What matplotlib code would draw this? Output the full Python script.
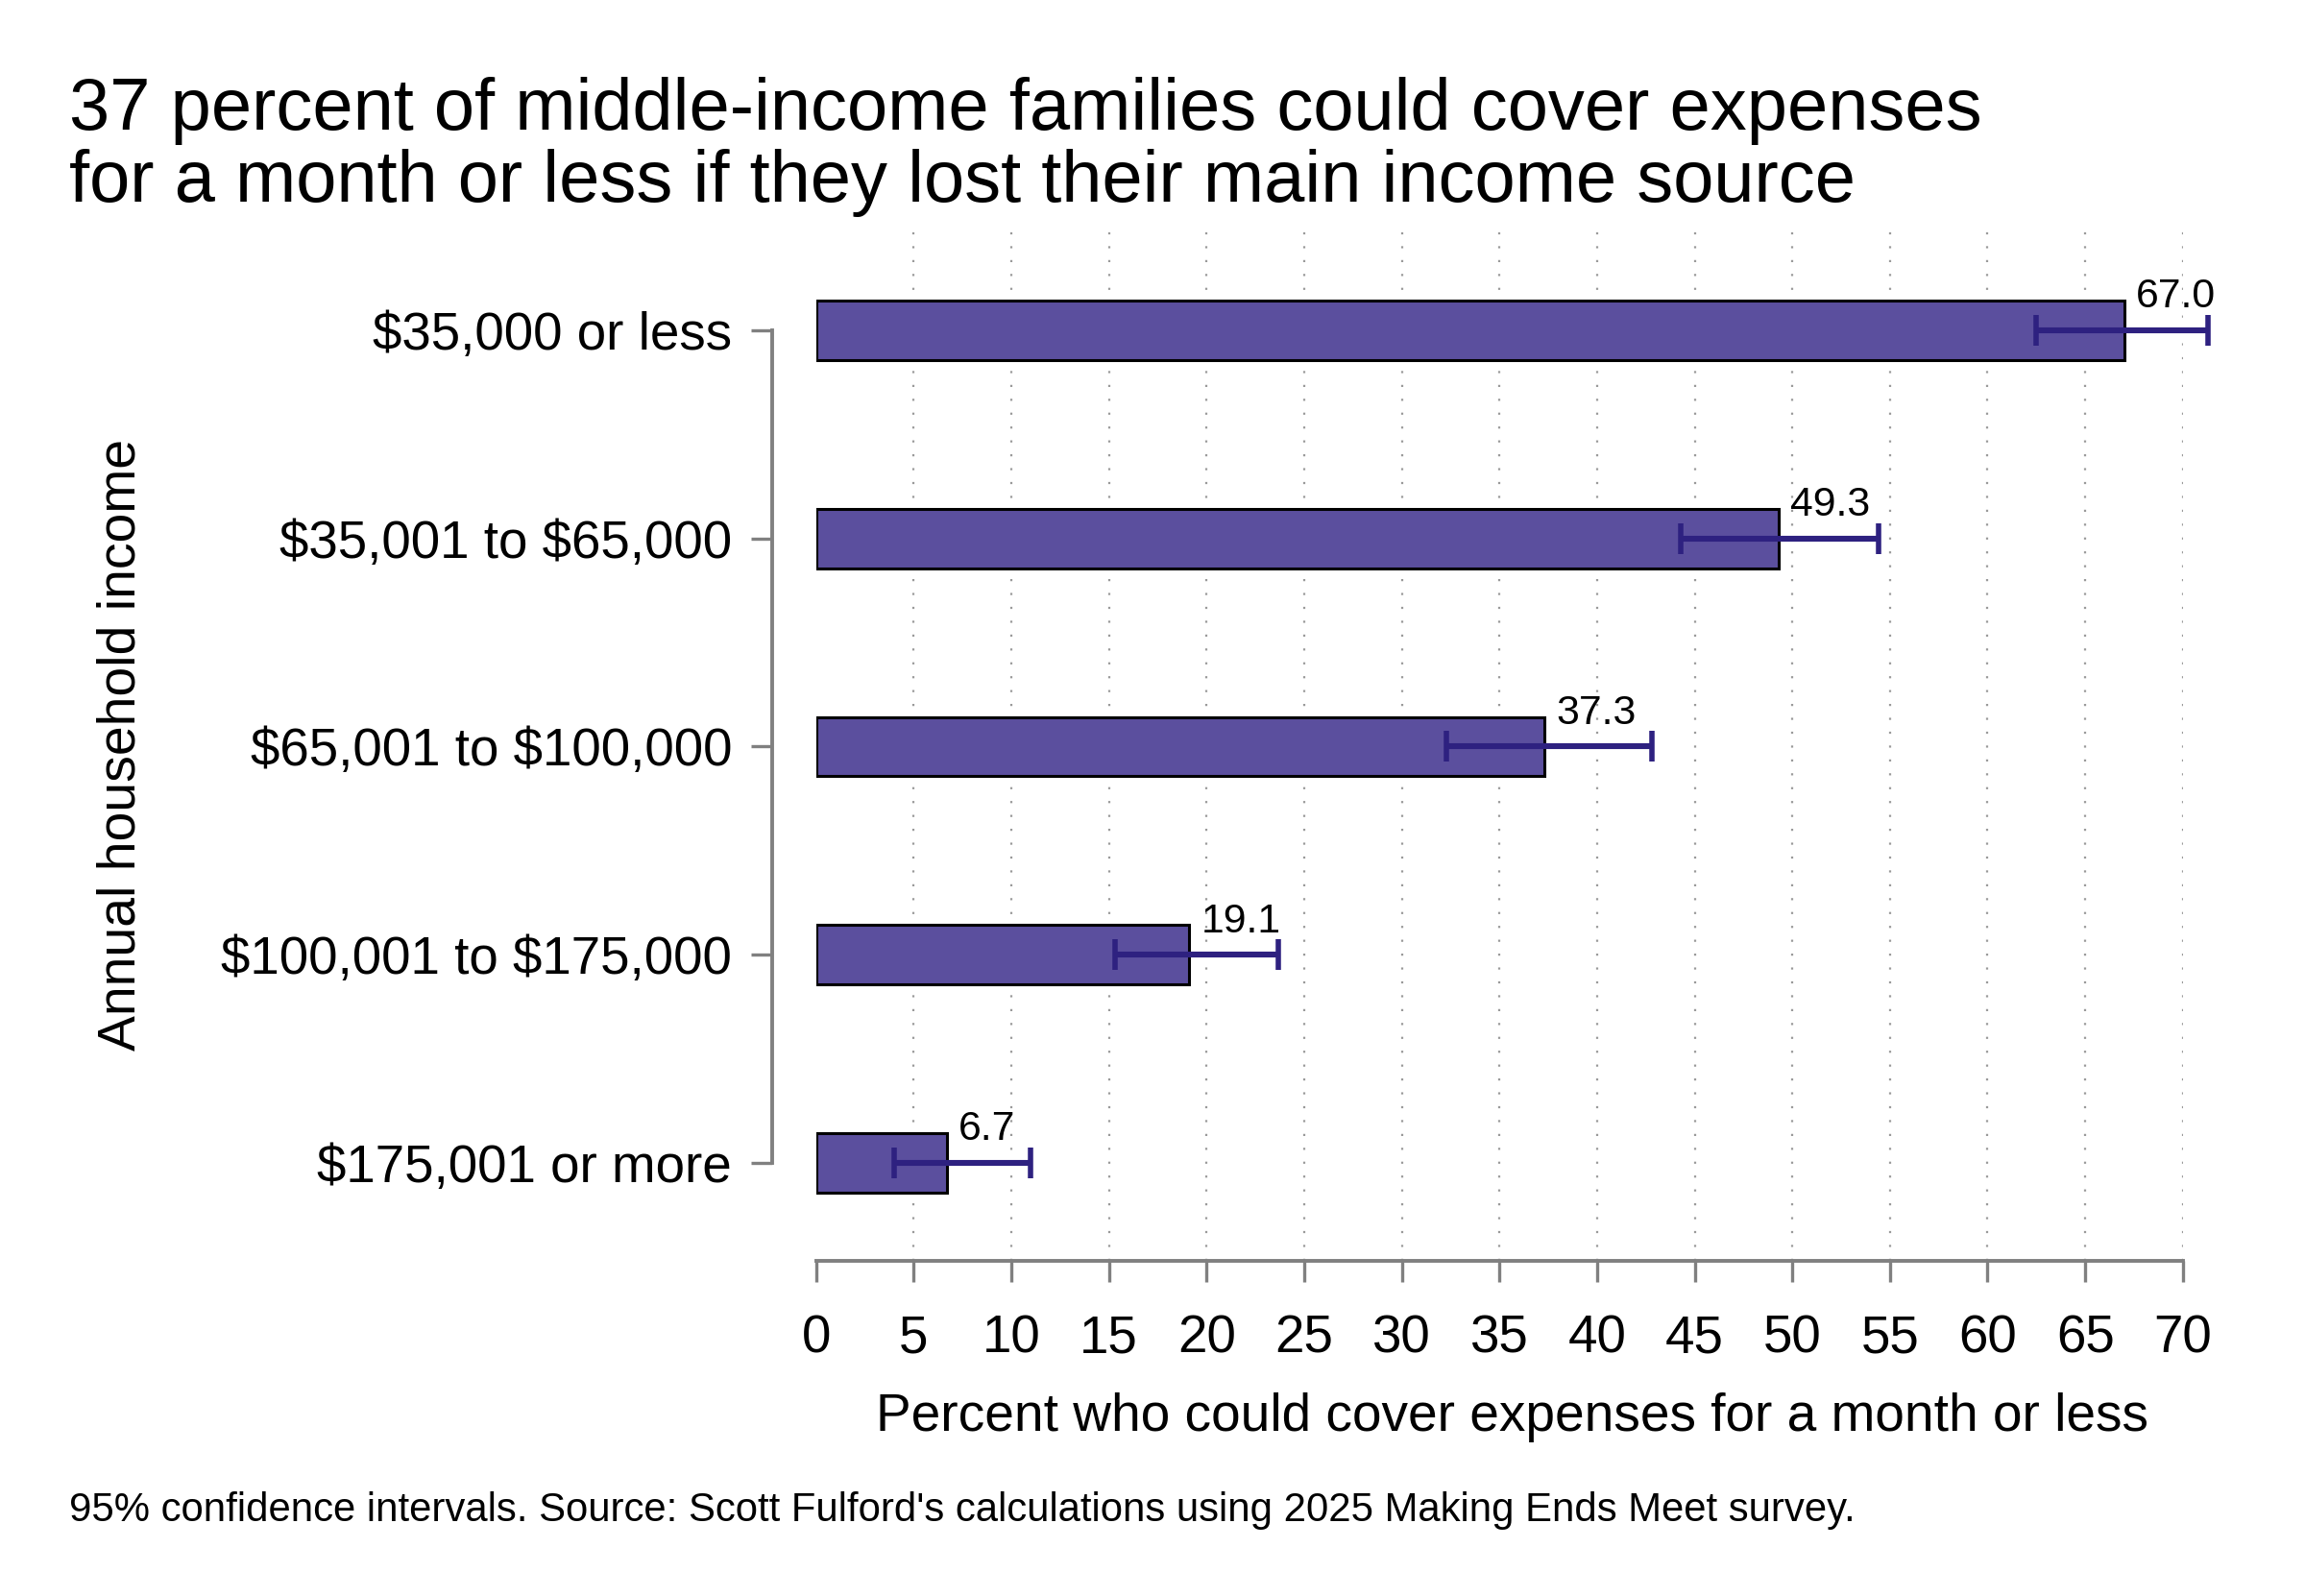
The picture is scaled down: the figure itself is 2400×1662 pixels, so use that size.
import matplotlib
matplotlib.use("Agg")
import matplotlib.pyplot as plt
import numpy as np

# data
categories = ["\\$35,000 or less", "\\$35,001 to \\$65,000", "\\$65,001 to \\$100,000",
              "\\$100,001 to \\$175,000", "\\$175,001 or more"]
share = [67.0, 49.3, 37.3, 19.1, 6.7]
ci_low = [62.5, 44.3, 32.3, 15.3, 4.0]
ci_high = [71.3, 54.4, 42.8, 23.7, 11.0]
x_ticks = list(range(0, 75, 5))

title = ("37 percent of middle-income families could cover expenses\n"
         "for a month or less if they lost their main income source")
note = ("95% confidence intervals. Source: Scott Fulford's calculations "
        "using 2025 Making Ends Meet survey.")

plt.rcParams["font.family"] = ["Liberation Sans", "DejaVu Sans"]

bar_color = "#5b4f9e"
err_color = "#2e2180"
axis_gray = "#808080"

fig = plt.figure(figsize=(12, 8.31), dpi=200)
ax = fig.add_axes([0.354, 0.210, 0.593, 0.647])

y = np.arange(len(categories))
ax.barh(y, share, height=0.285, color=bar_color, edgecolor="black",
        linewidth=1.1, zorder=3)

# CI whiskers (caps drawn outside the axes for the top bar)
xerr = [np.array(share) - np.array(ci_low), np.array(ci_high) - np.array(share)]
eb = ax.errorbar(share, y, xerr=xerr, fmt="none", ecolor=err_color,
                 elinewidth=2.2, capsize=5.9, capthick=2.0, zorder=4)
for artist in eb.lines[1] + eb.lines[2]:
    artist.set_clip_on(False)

for yi, v in zip(y, share):
    ax.annotate(f"{v:.1f}", (v, yi), xytext=(4.5, 12.5), textcoords="offset points",
                ha="left", va="center", fontsize=15.4, color="black", zorder=5)

ax.set_xlim(0, 70)
ax.set_ylim(len(categories) - 1 + 0.47, -0.49)
ax.set_xticks(x_ticks)
ax.set_xticklabels([str(t) for t in x_ticks])
ax.set_yticks(y)
ax.set_yticklabels(categories)

# dotted vertical grid (not at 0)
for t in x_ticks[1:]:
    ax.axvline(t, color="#9a9a9a", linestyle=(0, (1, 5.5)), linewidth=0.8, zorder=1)

for s in ["top", "right"]:
    ax.spines[s].set_visible(False)
ax.spines["left"].set_position(("outward", 16.5))
ax.spines["left"].set_bounds(0, len(categories) - 1)
ax.spines["bottom"].set_bounds(0, 70)
for s in ["left", "bottom"]:
    ax.spines[s].set_color(axis_gray)
    ax.spines[s].set_linewidth(1.4)

ax.tick_params(axis="y", length=8, width=1.2, color=axis_gray, pad=7, labelsize=19.7)
ax.tick_params(axis="x", length=8, width=1.2, color=axis_gray, pad=12, labelsize=19.7)

ax.set_xlabel("Percent who could cover expenses for a month or less", fontsize=19.8)
ax.xaxis.set_label_coords(0.509, -0.152)
ax.xaxis.label.set_va("center")
ax.set_ylabel("Annual household income", fontsize=19.9)
ax.yaxis.set_label_coords(-0.49, 0.5)

fig.text(0.030, 0.952, title, fontsize=27.3, ha="left", va="top", linespacing=1.07)
fig.text(0.030, 0.047, note, fontsize=15.1, ha="left", va="baseline")

fig.savefig("out.png", dpi=200, facecolor="white")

===============

▸ **Goal of the exercise**
Give again, exactly, the lines from the start of the data through the one holding "import numpy as np"; omit the pictures.

▸ **Task output**
What matplotlib code would draw this? Output the full Python script.
The picture is scaled down: the figure itself is 2400×1662 pixels, so use that size.
import matplotlib
matplotlib.use("Agg")
import matplotlib.pyplot as plt
import numpy as np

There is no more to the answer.